Ever since Ukraine declared independence in August 1991, it sought to establish an identity that would set it apart from Russia. Its second president, Leonid Kuchma, even published a book called “Ukraine Is Not Russia” in 2003. In practice, however, Ukraine kept following its bigger neighbor even through its failed Westernization period of 2005 to 2010. It inherited the same basis for its legal system and government — the Soviet bureaucracy — and even attempted reforms often imitated Moscow’s moves. When I moved from Moscow to Kiev in 2011, I felt no discomfort: Everything, from bureaucratic procedures to the pervasive corruption that made a mockery of them, was largely the same in the two countries.
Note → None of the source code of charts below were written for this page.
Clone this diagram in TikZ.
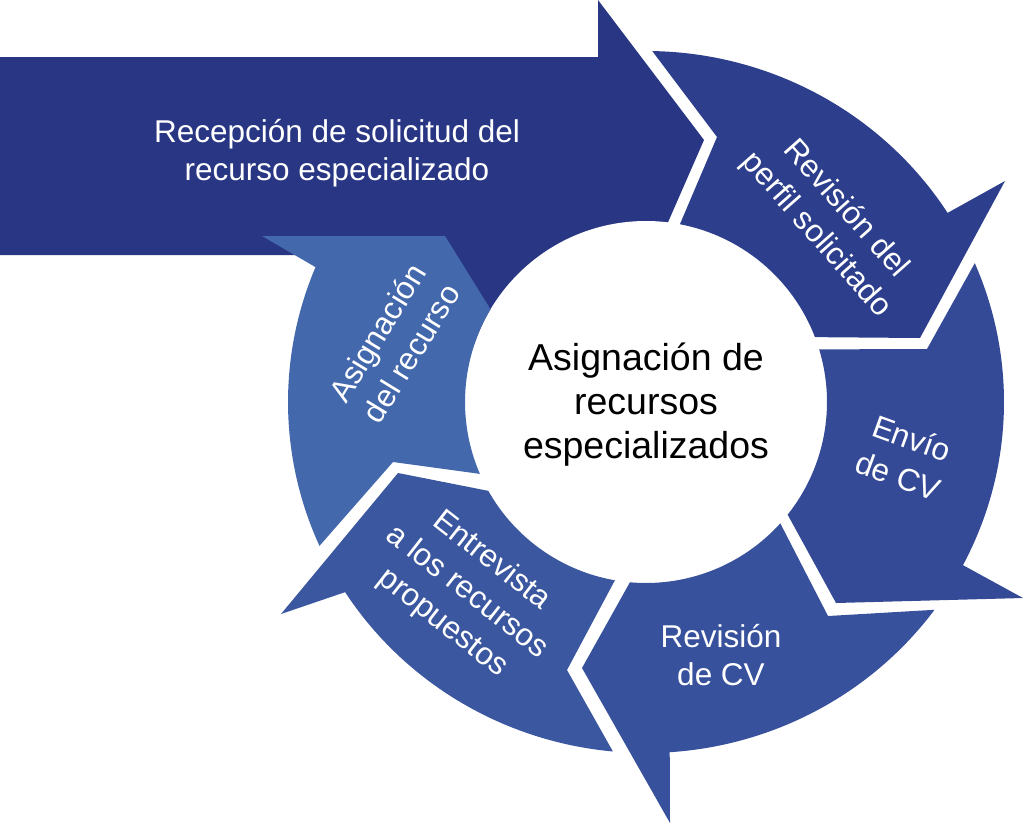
\documentclass[tikz,border=0pt]{standalone}
\usepackage{fontspec}
\setmainfont{Liberation Sans}
\definecolor{cBig}{HTML}{283684}
\definecolor{cRevP}{HTML}{2D3F8C}
\definecolor{cEnv}{HTML}{344A96}
\definecolor{cRevCV}{HTML}{38519C}
\definecolor{cEnt}{HTML}{3B57A0}
\definecolor{cAsig}{HTML}{4368AC}
\tikzset{
  lbl/.style={text=white, align=center, font=\fontsize{31.5}{38}\selectfont, inner sep=0pt},
  rlbl/.style={text=white, align=center, font=\fontsize{31.5}{39.5}\selectfont, inner sep=0pt},
  ctrtext/.style={text=black, align=center, font=\fontsize{37.5}{44}\selectfont, inner sep=0pt},
  hub/.style={circle, fill=white, draw=none, minimum size=362pt, inner sep=0pt},
}
\begin{document}
\begin{tikzpicture}[x=1pt,y=1pt]
\useasboundingbox (0,0) rectangle (1024,-825);
\coordinate (ctr) at (646,-402);
\coordinate (b1) at (1005,-181);
\coordinate (t1) at (920,-338);
\coordinate (n1) at (717,-137);
\coordinate (b2) at (1023,-598);
\coordinate (t2) at (836,-603);
\coordinate (n2) at (927,-349);
\coordinate (b3) at (670,-823);
\coordinate (t3) at (582,-668);
\coordinate (n3) at (828,-616);
\coordinate (b4) at (281,-614);
\coordinate (t4) at (398,-473);
\coordinate (n4) at (567,-670);
\coordinate (b5) at (262,-236);
\coordinate (t5) at (445,-236);
\coordinate (n5) at (393,-462);
% big arrow
\fill[cBig] (0,-57) -- (598,-57) -- (598,0) -- (704,-140) -- (634,-300) -- (560,-370)
  -- (460,-340) -- (440,-255) -- (0,-255) -- cycle;
\node[hub] (hub) at (ctr) {};
\begin{scope}[shift={(ctr)}]
\fill[cRevP] (89:358pt and 351pt) arc[start angle=89, end angle=32.6, x radius=358pt, y radius=351pt]
  -- (b1) -- (t1) -- (21:181pt) arc[start angle=21, end angle=79.2, radius=181pt] -- (n1) -- cycle;
\fill[cEnv] (23.3:358pt and 351pt) arc[start angle=23.3, end angle=-27.7, x radius=358pt, y radius=351pt]
  -- (b2) -- (t2) -- (-38.5:181pt) arc[start angle=-38.5, end angle=16.9, radius=181pt] -- (n2) -- cycle;
\fill[cRevCV] (-36.3:358pt and 351pt) arc[start angle=-36.3, end angle=-86.2, x radius=358pt, y radius=351pt]
  -- (b3) -- (t3) -- (-95.1:181pt) arc[start angle=-95.1, end angle=-42.1, radius=181pt] -- (n3) -- cycle;
\fill[cEnt] (-95.3:358pt and 351pt) arc[start angle=-95.3, end angle=-147.2, x radius=358pt, y radius=351pt]
  -- (b4) -- (t4) -- (-150.6:181pt) arc[start angle=-150.6, end angle=-99.9, radius=181pt] -- (n4) -- cycle;
\fill[cAsig] (204.2:358pt and 351pt) arc[start angle=204.2, end angle=157.4, x radius=358pt, y radius=351pt]
  -- (b5) -- (t5) -- (149.2:181pt) arc[start angle=149.2, end angle=203.4, radius=181pt] -- (n5) -- cycle;
\end{scope}
% texts
\node[lbl] (recep) at (337,-153) {Recepción de solicitud del\\recurso especializado};
\node[rlbl, rotate=-48.5] (revp) at (831,-222) {Revisión del\\perfil solicitado};
\node[rlbl, rotate=-20] (envio) at (905,-457) {Envío\\de CV};
\node[lbl] (revcv) at (721,-655) {Revisión\\de CV};
\node[rlbl, rotate=-38] (entre) at (467,-592) {Entrevista\\a los recursos\\propuestos};
\node[rlbl, rotate=58.5] (asig) at (394,-343) {Asignación\\del recurso};
\node[ctrtext] (ctrlbl) at (646,-405) {Asignación de\\recursos\\especializados};
\end{tikzpicture}
\end{document}
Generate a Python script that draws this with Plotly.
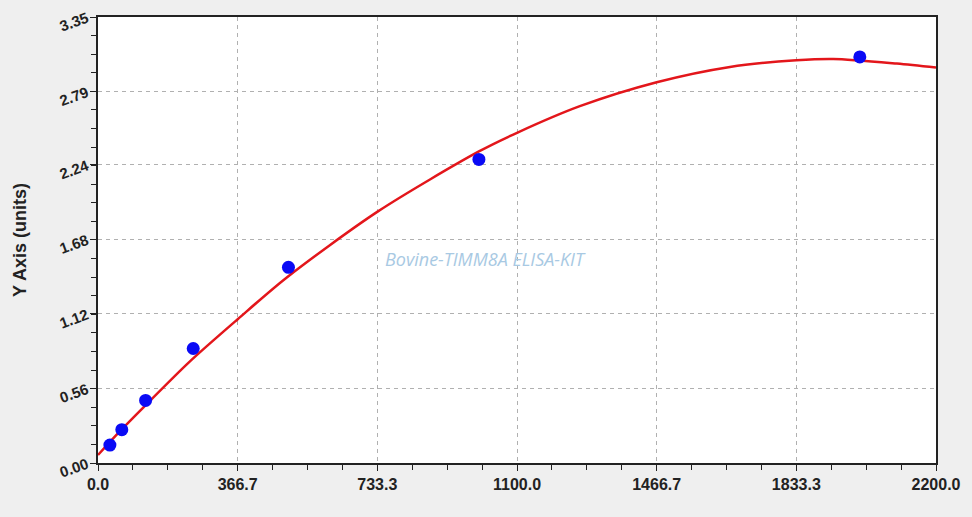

Economically, Ukraine remained Russia’s colony. In 2013, its trade turnover with Russia, at $31.8 billion according to the official Ukrainian statistics agency, reached 28 percent of its total trade. For Moscow, Ukraine wasn’t as important, but it was still its fifth biggest trading partner with a 5 percent share of turnover. That last peaceful year, 6.1 million Ukrainians, out of a total population of 45.5 million, visited Russia, about two-thirds of them to work. Only Poland, Ukraine’s entry point to the EU, received slightly more visitors.
Russian rulers got used to this. Even this year, Russian President Vladimir Putin contended that “Russians and Ukrainians are one nation.” It’s no longer true: The last two years, since Ukraine’s “Revolution of Dignity,” the Russian annexation of Crimea and the Russian-backed insurgency in eastern Ukraine, have seen perhaps the biggest breakup between neighboring, closely interconnected countries in post-World War II history. In 2014, only 4.6 million Ukrainians traveled to Russia — less than two-thirds as many as to Poland. This year’s statistics are not in yet, but another drop in travel to Russia is highly likely, because Moscow has been tightening regulations to make it harder for Ukrainian migrant workers to stay indefinitely and because, as of last summer, there are no more direct flights between the two countries. Besides, starting in mid-2016, Ukrainians will be able to travel visa-free to the European Union, which will likely make travel to Europe vastly more popular.